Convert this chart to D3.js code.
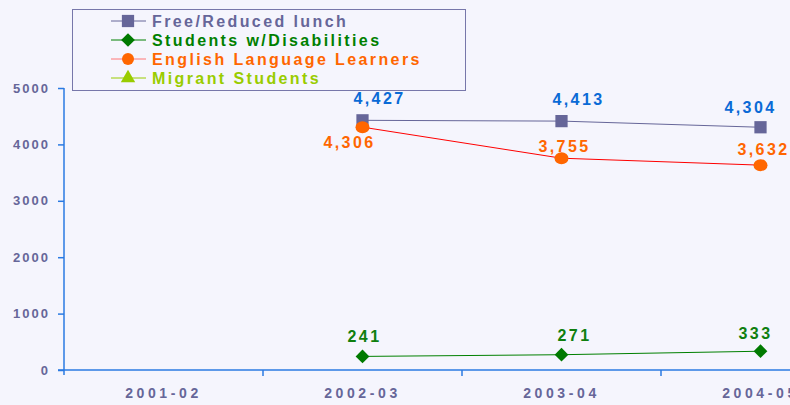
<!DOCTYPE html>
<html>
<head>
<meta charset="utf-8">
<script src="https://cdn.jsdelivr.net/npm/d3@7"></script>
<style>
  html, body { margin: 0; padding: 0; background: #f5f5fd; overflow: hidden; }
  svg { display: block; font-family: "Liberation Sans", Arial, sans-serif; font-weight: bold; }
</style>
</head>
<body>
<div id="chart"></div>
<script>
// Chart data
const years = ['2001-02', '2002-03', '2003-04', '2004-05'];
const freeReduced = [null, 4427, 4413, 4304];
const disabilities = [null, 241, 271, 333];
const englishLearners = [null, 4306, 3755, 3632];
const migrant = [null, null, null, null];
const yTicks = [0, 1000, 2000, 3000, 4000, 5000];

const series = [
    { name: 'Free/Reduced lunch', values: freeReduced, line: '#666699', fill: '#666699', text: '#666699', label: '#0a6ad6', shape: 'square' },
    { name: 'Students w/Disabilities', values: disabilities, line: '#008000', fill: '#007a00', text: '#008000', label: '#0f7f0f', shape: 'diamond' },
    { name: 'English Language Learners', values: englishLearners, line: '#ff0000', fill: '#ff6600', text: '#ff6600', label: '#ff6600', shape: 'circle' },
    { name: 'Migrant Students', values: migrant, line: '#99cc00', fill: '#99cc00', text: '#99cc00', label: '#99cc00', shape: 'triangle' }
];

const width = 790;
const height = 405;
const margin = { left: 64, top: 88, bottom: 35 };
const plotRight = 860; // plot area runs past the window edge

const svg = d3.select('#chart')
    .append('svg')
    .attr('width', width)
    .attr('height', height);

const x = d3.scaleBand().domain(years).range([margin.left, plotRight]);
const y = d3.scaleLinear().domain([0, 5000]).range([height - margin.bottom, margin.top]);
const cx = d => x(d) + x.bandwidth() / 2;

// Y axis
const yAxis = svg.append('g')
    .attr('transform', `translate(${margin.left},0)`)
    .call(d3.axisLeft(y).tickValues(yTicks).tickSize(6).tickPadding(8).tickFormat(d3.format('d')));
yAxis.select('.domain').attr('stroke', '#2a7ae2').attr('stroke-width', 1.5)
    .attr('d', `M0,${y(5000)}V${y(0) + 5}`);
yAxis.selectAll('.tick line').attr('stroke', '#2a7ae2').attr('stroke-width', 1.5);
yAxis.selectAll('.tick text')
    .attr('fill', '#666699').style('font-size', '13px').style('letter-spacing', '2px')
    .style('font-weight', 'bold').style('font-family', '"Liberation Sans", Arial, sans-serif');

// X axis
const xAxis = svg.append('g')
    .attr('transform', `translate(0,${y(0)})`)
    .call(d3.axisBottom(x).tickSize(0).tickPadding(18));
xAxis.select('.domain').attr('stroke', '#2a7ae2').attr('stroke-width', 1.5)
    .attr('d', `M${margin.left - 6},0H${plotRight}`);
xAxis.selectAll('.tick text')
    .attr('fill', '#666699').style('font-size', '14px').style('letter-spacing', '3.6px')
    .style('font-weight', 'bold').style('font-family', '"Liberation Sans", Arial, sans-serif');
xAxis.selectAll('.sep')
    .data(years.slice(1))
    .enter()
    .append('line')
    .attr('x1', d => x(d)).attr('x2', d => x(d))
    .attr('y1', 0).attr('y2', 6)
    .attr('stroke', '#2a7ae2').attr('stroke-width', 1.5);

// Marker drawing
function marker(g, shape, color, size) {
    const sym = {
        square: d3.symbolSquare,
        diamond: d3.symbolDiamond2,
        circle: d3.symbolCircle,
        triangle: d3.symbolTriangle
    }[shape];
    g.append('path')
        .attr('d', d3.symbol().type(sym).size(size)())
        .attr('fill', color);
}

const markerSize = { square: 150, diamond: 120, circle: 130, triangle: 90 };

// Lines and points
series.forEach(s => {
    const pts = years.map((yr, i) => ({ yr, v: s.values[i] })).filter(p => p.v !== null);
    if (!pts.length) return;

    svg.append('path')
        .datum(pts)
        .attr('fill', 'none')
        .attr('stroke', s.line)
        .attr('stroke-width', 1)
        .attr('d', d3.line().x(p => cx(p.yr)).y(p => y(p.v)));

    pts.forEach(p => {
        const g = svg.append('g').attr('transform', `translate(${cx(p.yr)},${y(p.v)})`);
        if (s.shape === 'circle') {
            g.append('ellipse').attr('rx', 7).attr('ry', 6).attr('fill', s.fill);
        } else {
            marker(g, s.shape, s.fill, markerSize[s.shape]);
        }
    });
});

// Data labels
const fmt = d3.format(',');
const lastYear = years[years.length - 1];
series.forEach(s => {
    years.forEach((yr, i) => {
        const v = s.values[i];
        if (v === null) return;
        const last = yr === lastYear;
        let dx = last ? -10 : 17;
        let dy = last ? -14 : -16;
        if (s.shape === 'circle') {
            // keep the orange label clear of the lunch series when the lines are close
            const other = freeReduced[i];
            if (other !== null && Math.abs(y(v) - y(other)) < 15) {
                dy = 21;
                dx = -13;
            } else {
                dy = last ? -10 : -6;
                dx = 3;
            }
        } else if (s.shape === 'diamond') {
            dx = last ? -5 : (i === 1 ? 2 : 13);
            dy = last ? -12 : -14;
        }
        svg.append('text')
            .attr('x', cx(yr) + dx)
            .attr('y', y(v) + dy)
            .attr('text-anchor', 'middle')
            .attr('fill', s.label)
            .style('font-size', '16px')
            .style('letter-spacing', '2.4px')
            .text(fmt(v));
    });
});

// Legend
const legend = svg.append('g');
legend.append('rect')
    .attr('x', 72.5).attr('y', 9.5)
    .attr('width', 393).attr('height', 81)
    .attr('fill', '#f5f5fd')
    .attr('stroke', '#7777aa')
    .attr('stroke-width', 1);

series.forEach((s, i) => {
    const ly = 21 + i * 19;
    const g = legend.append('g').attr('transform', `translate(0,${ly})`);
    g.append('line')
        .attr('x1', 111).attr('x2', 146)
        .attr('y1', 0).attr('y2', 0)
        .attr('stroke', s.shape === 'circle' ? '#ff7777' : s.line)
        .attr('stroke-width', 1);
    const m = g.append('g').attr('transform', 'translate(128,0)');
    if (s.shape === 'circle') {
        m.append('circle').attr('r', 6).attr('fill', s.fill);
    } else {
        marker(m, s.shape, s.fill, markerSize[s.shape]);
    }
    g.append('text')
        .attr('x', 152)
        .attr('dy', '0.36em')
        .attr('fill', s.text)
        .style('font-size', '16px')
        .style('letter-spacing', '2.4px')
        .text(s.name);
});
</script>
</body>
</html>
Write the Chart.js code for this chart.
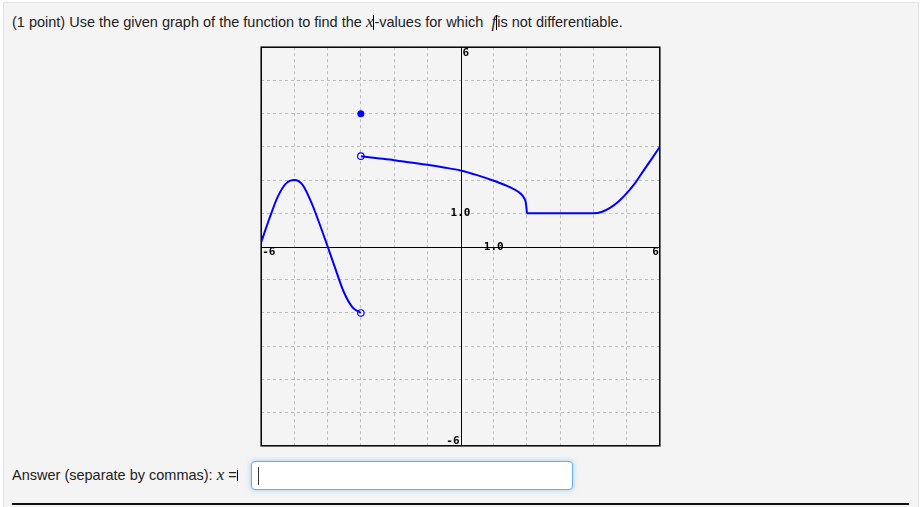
+-------+
Task instructions: Output each line exactly; omit every picture.

Exercise solution:
Convert this chart to D3.js code.
<!DOCTYPE html>
<html>
<head>
<meta charset="utf-8">
<script src="https://cdn.jsdelivr.net/npm/d3@7"></script>
<style>
  html, body { margin: 0; padding: 0; background: #f5f5fd; overflow: hidden; }
  svg { display: block; font-family: "Liberation Sans", Arial, sans-serif; font-weight: bold; }
</style>
</head>
<body>
<div id="chart"></div>
<script>
// Chart data
const years = ['2001-02', '2002-03', '2003-04', '2004-05'];
const freeReduced = [null, 4427, 4413, 4304];
const disabilities = [null, 241, 271, 333];
const englishLearners = [null, 4306, 3755, 3632];
const migrant = [null, null, null, null];
const yTicks = [0, 1000, 2000, 3000, 4000, 5000];

const series = [
    { name: 'Free/Reduced lunch', values: freeReduced, line: '#666699', fill: '#666699', text: '#666699', label: '#0a6ad6', shape: 'square' },
    { name: 'Students w/Disabilities', values: disabilities, line: '#008000', fill: '#007a00', text: '#008000', label: '#0f7f0f', shape: 'diamond' },
    { name: 'English Language Learners', values: englishLearners, line: '#ff0000', fill: '#ff6600', text: '#ff6600', label: '#ff6600', shape: 'circle' },
    { name: 'Migrant Students', values: migrant, line: '#99cc00', fill: '#99cc00', text: '#99cc00', label: '#99cc00', shape: 'triangle' }
];

const width = 790;
const height = 405;
const margin = { left: 64, top: 88, bottom: 35 };
const plotRight = 860; // plot area runs past the window edge

const svg = d3.select('#chart')
    .append('svg')
    .attr('width', width)
    .attr('height', height);

const x = d3.scaleBand().domain(years).range([margin.left, plotRight]);
const y = d3.scaleLinear().domain([0, 5000]).range([height - margin.bottom, margin.top]);
const cx = d => x(d) + x.bandwidth() / 2;

// Y axis
const yAxis = svg.append('g')
    .attr('transform', `translate(${margin.left},0)`)
    .call(d3.axisLeft(y).tickValues(yTicks).tickSize(6).tickPadding(8).tickFormat(d3.format('d')));
yAxis.select('.domain').attr('stroke', '#2a7ae2').attr('stroke-width', 1.5)
    .attr('d', `M0,${y(5000)}V${y(0) + 5}`);
yAxis.selectAll('.tick line').attr('stroke', '#2a7ae2').attr('stroke-width', 1.5);
yAxis.selectAll('.tick text')
    .attr('fill', '#666699').style('font-size', '13px').style('letter-spacing', '2px')
    .style('font-weight', 'bold').style('font-family', '"Liberation Sans", Arial, sans-serif');

// X axis
const xAxis = svg.append('g')
    .attr('transform', `translate(0,${y(0)})`)
    .call(d3.axisBottom(x).tickSize(0).tickPadding(18));
xAxis.select('.domain').attr('stroke', '#2a7ae2').attr('stroke-width', 1.5)
    .attr('d', `M${margin.left - 6},0H${plotRight}`);
xAxis.selectAll('.tick text')
    .attr('fill', '#666699').style('font-size', '14px').style('letter-spacing', '3.6px')
    .style('font-weight', 'bold').style('font-family', '"Liberation Sans", Arial, sans-serif');
xAxis.selectAll('.sep')
    .data(years.slice(1))
    .enter()
    .append('line')
    .attr('x1', d => x(d)).attr('x2', d => x(d))
    .attr('y1', 0).attr('y2', 6)
    .attr('stroke', '#2a7ae2').attr('stroke-width', 1.5);

// Marker drawing
function marker(g, shape, color, size) {
    const sym = {
        square: d3.symbolSquare,
        diamond: d3.symbolDiamond2,
        circle: d3.symbolCircle,
        triangle: d3.symbolTriangle
    }[shape];
    g.append('path')
        .attr('d', d3.symbol().type(sym).size(size)())
        .attr('fill', color);
}

const markerSize = { square: 150, diamond: 120, circle: 130, triangle: 90 };

// Lines and points
series.forEach(s => {
    const pts = years.map((yr, i) => ({ yr, v: s.values[i] })).filter(p => p.v !== null);
    if (!pts.length) return;

    svg.append('path')
        .datum(pts)
        .attr('fill', 'none')
        .attr('stroke', s.line)
        .attr('stroke-width', 1)
        .attr('d', d3.line().x(p => cx(p.yr)).y(p => y(p.v)));

    pts.forEach(p => {
        const g = svg.append('g').attr('transform', `translate(${cx(p.yr)},${y(p.v)})`);
        if (s.shape === 'circle') {
            g.append('ellipse').attr('rx', 7).attr('ry', 6).attr('fill', s.fill);
        } else {
            marker(g, s.shape, s.fill, markerSize[s.shape]);
        }
    });
});

// Data labels
const fmt = d3.format(',');
const lastYear = years[years.length - 1];
series.forEach(s => {
    years.forEach((yr, i) => {
        const v = s.values[i];
        if (v === null) return;
        const last = yr === lastYear;
        let dx = last ? -10 : 17;
        let dy = last ? -14 : -16;
        if (s.shape === 'circle') {
            // keep the orange label clear of the lunch series when the lines are close
            const other = freeReduced[i];
            if (other !== null && Math.abs(y(v) - y(other)) < 15) {
                dy = 21;
                dx = -13;
            } else {
                dy = last ? -10 : -6;
                dx = 3;
            }
        } else if (s.shape === 'diamond') {
            dx = last ? -5 : (i === 1 ? 2 : 13);
            dy = last ? -12 : -14;
        }
        svg.append('text')
            .attr('x', cx(yr) + dx)
            .attr('y', y(v) + dy)
            .attr('text-anchor', 'middle')
            .attr('fill', s.label)
            .style('font-size', '16px')
            .style('letter-spacing', '2.4px')
            .text(fmt(v));
    });
});

// Legend
const legend = svg.append('g');
legend.append('rect')
    .attr('x', 72.5).attr('y', 9.5)
    .attr('width', 393).attr('height', 81)
    .attr('fill', '#f5f5fd')
    .attr('stroke', '#7777aa')
    .attr('stroke-width', 1);

series.forEach((s, i) => {
    const ly = 21 + i * 19;
    const g = legend.append('g').attr('transform', `translate(0,${ly})`);
    g.append('line')
        .attr('x1', 111).attr('x2', 146)
        .attr('y1', 0).attr('y2', 0)
        .attr('stroke', s.shape === 'circle' ? '#ff7777' : s.line)
        .attr('stroke-width', 1);
    const m = g.append('g').attr('transform', 'translate(128,0)');
    if (s.shape === 'circle') {
        m.append('circle').attr('r', 6).attr('fill', s.fill);
    } else {
        marker(m, s.shape, s.fill, markerSize[s.shape]);
    }
    g.append('text')
        .attr('x', 152)
        .attr('dy', '0.36em')
        .attr('fill', s.text)
        .style('font-size', '16px')
        .style('letter-spacing', '2.4px')
        .text(s.name);
});
</script>
</body>
</html>
Write the Chart.js code for this chart.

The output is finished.